Now known for its massive poverty (nearly one in three residents live below the poverty level), lack of education (more than 40 percent of adults have not completed high school), and low number of primary care physicians and dentists (health care providers who screen for and detect head and neck cancer), the seventeen counties that make up this region are among the most affected by head and neck cancer in the state. If diagnosed early, head and neck cancer is highly treatable. But once the disease reaches advanced stages, treatment is often disabling, disfiguring and, unfortunately, unsuccessful.
The results of “Head and Neck Cancer Demographics in Alabama” will be presented by authors, William Carroll, MD, Eben Rosenthal, MD, Brooke Wilkerson, BA, Chris Baranano, MD, Scott Magnuson MD, and Glenn Peters, MD, all of the University of Alabama-Birmingham, at the 6th International Conference on Head and Neck Cancer (http://www.sic2004.org) being held August 7-11, 2004, at the Wardman Park Marriott, in Washington, D.C.

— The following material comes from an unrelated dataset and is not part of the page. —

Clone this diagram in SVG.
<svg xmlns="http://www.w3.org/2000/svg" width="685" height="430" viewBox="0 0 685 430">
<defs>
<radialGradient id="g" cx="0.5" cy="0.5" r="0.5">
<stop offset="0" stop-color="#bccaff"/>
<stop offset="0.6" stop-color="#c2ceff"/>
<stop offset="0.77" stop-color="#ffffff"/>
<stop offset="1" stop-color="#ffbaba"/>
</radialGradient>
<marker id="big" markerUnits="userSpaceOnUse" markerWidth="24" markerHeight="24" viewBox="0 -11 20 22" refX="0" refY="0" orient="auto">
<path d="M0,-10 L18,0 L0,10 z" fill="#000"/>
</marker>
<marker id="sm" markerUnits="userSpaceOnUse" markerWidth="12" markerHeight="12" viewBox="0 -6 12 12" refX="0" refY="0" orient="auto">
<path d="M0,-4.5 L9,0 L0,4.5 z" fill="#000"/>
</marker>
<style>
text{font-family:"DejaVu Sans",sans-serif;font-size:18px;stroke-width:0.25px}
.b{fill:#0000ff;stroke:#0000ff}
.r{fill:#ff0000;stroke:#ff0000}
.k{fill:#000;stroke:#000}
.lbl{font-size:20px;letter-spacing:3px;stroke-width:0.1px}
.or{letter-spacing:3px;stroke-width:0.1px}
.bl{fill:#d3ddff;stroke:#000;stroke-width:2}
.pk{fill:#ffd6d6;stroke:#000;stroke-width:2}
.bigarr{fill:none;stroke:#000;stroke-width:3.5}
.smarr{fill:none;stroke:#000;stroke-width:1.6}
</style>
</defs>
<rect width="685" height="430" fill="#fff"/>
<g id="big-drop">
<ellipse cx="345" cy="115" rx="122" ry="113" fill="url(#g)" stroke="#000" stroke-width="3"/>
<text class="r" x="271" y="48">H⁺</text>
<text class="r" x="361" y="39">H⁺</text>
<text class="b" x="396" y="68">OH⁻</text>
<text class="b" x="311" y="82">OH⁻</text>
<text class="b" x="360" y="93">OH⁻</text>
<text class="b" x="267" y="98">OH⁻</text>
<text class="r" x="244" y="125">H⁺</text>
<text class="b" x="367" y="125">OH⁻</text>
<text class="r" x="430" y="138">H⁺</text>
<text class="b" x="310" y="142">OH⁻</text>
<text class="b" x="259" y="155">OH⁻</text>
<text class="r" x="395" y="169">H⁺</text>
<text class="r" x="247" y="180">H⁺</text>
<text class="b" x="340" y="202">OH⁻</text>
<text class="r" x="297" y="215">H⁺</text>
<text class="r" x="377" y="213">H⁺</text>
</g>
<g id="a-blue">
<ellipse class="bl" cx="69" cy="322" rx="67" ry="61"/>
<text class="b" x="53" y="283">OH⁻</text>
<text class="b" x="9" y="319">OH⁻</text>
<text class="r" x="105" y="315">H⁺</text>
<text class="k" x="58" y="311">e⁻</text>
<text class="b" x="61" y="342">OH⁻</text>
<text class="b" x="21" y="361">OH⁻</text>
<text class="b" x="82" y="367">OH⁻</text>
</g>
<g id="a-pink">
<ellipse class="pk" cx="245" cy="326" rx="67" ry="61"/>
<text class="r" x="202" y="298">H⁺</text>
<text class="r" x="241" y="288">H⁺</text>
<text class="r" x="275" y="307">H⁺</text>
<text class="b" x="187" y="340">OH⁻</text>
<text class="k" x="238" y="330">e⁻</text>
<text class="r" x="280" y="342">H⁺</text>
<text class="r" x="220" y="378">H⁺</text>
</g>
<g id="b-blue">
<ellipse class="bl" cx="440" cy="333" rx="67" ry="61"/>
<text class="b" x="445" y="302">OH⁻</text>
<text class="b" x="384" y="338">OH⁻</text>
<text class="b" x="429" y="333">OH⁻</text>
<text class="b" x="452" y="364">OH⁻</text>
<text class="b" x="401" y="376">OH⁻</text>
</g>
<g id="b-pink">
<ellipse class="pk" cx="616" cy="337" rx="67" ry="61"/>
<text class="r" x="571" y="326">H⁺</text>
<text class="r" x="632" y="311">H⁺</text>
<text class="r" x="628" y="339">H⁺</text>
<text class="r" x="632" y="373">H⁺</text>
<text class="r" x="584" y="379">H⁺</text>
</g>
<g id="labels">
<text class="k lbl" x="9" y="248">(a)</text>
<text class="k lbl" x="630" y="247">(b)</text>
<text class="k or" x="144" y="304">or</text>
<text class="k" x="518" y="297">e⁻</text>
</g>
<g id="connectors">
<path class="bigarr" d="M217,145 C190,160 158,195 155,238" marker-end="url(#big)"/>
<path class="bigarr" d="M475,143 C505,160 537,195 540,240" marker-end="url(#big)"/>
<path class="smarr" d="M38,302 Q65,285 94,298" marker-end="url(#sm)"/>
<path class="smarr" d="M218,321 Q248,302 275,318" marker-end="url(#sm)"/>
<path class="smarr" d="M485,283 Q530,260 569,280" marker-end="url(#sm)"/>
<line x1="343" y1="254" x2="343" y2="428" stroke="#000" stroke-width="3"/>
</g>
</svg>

Methodology: The geographic distribution of 843 head and neck patients seen over a three year period in the authors’ clinical practice was defined using data from the University of Alabama-Birmingham (UAB) Head and Neck database. A county-by-county population map was charted; population data was obtained from the 2000 US census. Relative rates of referrals from state counties were generated. (Note: To confirm that the referral rates reflect true cancer incidences rather than individual referral patterns, the data were compared with Alabama Department of Public Health cancer incidence rates.)

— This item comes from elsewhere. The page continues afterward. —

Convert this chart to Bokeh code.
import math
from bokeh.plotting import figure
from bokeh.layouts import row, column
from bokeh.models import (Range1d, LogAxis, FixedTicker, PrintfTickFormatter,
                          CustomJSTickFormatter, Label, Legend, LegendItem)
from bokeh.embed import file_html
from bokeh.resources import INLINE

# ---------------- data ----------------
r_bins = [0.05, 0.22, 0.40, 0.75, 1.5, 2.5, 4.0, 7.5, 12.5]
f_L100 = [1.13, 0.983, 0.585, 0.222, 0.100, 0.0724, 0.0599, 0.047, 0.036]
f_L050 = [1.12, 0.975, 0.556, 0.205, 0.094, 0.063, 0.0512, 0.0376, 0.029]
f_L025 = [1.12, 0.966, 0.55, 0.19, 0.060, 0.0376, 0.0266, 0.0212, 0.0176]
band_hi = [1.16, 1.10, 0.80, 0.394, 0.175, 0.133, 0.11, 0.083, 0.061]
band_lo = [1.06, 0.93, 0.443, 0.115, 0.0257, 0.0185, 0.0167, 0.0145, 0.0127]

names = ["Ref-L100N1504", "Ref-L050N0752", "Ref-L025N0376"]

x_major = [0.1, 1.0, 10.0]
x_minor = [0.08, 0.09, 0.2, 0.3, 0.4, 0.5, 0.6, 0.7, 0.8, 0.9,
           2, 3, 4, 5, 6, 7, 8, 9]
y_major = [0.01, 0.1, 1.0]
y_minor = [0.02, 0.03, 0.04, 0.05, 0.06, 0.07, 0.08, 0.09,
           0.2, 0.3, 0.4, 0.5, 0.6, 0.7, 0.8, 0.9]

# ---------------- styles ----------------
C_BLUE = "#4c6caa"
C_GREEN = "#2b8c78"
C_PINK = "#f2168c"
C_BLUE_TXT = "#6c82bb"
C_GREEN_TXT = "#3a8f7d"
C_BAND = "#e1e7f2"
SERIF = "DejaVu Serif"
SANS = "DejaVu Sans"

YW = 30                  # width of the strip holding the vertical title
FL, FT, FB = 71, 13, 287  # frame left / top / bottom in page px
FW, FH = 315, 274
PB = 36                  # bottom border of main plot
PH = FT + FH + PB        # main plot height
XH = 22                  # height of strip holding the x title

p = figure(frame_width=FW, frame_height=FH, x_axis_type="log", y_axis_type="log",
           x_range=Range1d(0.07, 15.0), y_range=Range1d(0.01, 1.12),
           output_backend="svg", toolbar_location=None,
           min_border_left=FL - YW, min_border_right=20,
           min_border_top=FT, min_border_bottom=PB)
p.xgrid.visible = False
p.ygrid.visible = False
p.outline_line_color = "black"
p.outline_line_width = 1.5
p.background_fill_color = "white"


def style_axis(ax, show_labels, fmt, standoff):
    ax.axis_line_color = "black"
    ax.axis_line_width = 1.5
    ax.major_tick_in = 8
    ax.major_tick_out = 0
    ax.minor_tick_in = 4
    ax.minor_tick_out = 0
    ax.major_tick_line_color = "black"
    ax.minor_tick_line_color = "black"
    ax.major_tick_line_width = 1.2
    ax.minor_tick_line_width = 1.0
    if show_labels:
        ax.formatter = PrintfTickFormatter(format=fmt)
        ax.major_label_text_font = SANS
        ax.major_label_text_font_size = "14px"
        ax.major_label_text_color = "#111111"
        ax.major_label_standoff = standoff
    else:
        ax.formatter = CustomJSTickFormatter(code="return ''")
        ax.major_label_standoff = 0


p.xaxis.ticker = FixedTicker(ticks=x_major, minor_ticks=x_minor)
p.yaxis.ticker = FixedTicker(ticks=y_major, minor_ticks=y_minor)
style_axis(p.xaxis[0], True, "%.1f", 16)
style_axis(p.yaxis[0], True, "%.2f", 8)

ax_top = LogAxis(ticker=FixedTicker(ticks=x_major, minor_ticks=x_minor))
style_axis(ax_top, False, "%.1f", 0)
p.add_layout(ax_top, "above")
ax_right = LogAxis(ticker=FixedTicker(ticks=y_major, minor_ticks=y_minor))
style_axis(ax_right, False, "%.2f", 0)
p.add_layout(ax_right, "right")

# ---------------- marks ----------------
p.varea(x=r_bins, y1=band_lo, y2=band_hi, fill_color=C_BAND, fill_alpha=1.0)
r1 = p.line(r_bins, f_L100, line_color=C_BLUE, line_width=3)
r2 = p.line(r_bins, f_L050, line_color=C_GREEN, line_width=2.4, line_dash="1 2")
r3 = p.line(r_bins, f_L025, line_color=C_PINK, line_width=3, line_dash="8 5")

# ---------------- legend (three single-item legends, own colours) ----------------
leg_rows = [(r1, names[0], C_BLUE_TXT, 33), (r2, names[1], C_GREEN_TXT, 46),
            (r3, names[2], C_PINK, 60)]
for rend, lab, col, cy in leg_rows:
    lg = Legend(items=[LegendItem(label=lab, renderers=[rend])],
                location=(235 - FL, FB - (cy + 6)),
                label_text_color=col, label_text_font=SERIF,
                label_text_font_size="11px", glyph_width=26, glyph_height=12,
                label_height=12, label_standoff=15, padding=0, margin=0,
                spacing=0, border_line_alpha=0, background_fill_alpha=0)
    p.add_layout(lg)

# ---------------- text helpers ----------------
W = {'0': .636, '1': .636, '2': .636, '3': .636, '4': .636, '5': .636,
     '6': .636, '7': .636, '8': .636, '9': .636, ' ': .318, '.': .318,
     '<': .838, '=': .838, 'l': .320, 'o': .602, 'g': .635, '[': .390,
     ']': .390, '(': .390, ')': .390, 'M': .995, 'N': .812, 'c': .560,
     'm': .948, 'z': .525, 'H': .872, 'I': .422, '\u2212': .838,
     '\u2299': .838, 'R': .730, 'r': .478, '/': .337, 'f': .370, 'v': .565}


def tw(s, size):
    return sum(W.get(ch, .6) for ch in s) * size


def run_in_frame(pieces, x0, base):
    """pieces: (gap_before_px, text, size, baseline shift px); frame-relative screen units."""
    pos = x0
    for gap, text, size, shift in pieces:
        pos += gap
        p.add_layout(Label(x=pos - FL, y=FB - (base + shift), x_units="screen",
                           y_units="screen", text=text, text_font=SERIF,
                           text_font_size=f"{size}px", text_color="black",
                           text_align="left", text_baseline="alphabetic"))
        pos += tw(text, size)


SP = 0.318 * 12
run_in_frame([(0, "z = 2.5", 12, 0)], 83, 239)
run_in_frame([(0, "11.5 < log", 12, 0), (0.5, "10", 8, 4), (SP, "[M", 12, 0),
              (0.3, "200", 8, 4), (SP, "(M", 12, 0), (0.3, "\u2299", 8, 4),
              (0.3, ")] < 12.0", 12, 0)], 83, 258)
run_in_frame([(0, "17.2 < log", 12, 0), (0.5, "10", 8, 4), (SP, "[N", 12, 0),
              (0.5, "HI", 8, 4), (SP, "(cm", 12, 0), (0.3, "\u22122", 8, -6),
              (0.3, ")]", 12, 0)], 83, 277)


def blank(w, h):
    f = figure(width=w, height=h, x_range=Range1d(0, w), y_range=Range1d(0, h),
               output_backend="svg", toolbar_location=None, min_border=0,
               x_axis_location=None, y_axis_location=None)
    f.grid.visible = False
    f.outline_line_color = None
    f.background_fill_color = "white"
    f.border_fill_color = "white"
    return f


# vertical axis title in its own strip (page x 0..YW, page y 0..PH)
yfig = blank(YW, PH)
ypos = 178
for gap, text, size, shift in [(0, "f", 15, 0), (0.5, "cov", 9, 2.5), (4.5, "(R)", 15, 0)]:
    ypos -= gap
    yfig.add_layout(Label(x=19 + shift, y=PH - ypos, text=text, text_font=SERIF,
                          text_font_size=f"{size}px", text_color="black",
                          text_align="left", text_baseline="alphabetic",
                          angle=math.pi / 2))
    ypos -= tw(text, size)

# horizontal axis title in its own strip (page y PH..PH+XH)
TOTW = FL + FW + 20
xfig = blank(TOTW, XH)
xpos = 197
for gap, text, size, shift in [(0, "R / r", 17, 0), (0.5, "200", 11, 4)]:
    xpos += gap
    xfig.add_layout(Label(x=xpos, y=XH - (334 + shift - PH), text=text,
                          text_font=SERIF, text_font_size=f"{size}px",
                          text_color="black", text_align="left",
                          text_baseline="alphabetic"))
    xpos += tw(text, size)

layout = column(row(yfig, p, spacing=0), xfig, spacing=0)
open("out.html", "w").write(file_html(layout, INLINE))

Alabama Department of Public Health (ADPH) data for squamous cell carcinoma of the oral cavity, pharynx, and larynx were reviewed. Incidence rates for these cancers were generated by dividing the number of cases documented by the population of the county. These incidence rates were compared with the referral rates generated from the UAB database.
US census data from the year 2000 were used by the UAB Center for Business and Economic Research and the Cartographic Research Center to generate maps illustrating the racial distribution, per capita incomes, poverty rates, insurance status, education levels, and physician and dentist density for Alabama counties.
Results: Incidence rates for head and neck cancer in Alabama are highest in the Black Belt region of the state and the northern rural Appalachian counties. Referral rates for head and neck cancer from these regions are almost double those of other areas of the state. Patients from these counties were generally referred for treatment at a later stage of disease with massive involvement of bone and extra-oral soft tissue and grim prognosis.
The data also showed that the number of primary care physicians and dentists practicing in the Black Belt region are lower than other areas of the state.
The UAB Head and Neck Cancer database was used to examine the impact of race on the stage of presentation of head and neck cancer in Alabama residents. Forty-four percent of African Americans presented with T4 primary disease vs. 28 percent of Caucasians. The ratio for T3 and T4 combined is 77 percent for African Americans versus 54 percent for Caucasians. These ratios do not reach statistical significance with the numbers available at this time.
Conclusion: The data confirm that incidence rates of head and neck cancer in Alabama are highest in the Black Belt and rural northern Appalachian regions of the state. The cause of these high rates is unknown, but the data suggest a link to socioeconomic factors such as income level and access to primary care. As a result of these preliminary findings, efforts are underway in the Black Belt counties to identify barriers to early detection and treatment of head and neck cancer.